I NEED A VACATION FOR ME!!!!!!!!!!!!!!!!!!!!!!!! !!!!!!!!

Where will I go? Who will I go with? How can I do it on the cheap?  I need to lose some more weight so that I have a rockin’ body and get really good "on holiday" vacation-action or something. hahahahha Or at least be able to rock the local styles in hot clothes! That’s the awesome thing about traveling to Europe–you get a heads up on the fashion trends and can bring it back and rock the Casbah. Unfortunately, people in DC are 2 years behind and wouldn’t notice good fashion unless it came in the form of a congressional bill. Well, the homos notice… some of them, at least!

confused

Tuesday, August 1st, 2006

I’m having communication issues with my friend (the ex-bf) Chris. I flared out at him on cell phone text because I didn’t realize he was joking when he left a voice mail saying he was going to corrupt the mind of a 15 yr old boy he mentors. His joke was really twisted, the things he said were so outrageous and because he has been under the weather, his voice and tone sounded serious. So I text him that I can’t be his friend and the joke sort of exploded in his face.
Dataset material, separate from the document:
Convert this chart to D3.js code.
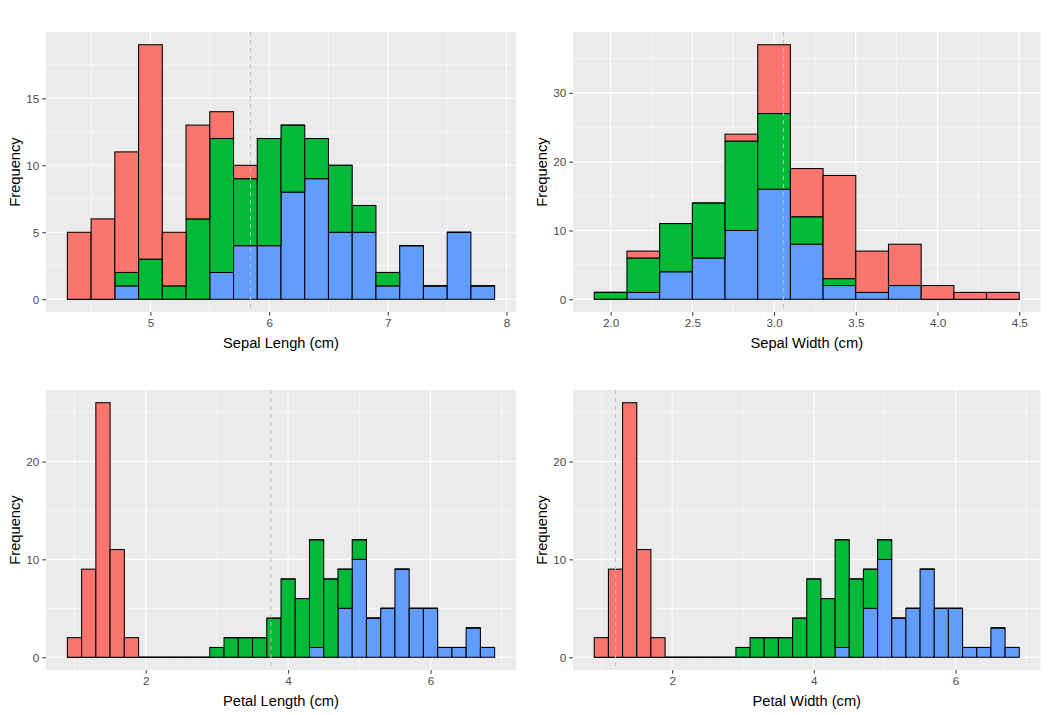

I was immediately angry and then when I realized he was joking, became totally embarrassed. I just couldn’t talk to him. So I text him twice saying I’m over it and sorry for taking him seriously. Still, he wanted a phone resolution and called repeatedly while I was having drinks with Wendy @ Busboys and Poets. So I finally answered and told him that I can’t speak because i was with a friend and he got SO PISSED. So then he’s the mad one and I’m the one calling repeatedly for resolution, only, it was too late and he was probably asleep. I felt bad for not resolving it over the phone and now he’s ignoring me.

Do I really want to be his friend? Perhaps we’re just too different. He’s lived a wild and crazy life (MUCH CRAZIER THAN MINE, if you can imagine!) and I don’t want to judge him so I don’t say things like, "are you serious?" when he says unbelievable things about what he’s done because most of the time, he IS serious. I’m so confused. Oh, and when I hang out with him, I’m constantly throwing myself at him or hitting on him. (perhaps I’m just a horn-dog) I’m also growing more emotionally attached to him, how weird is that?

We break up and I want him more and care for him more!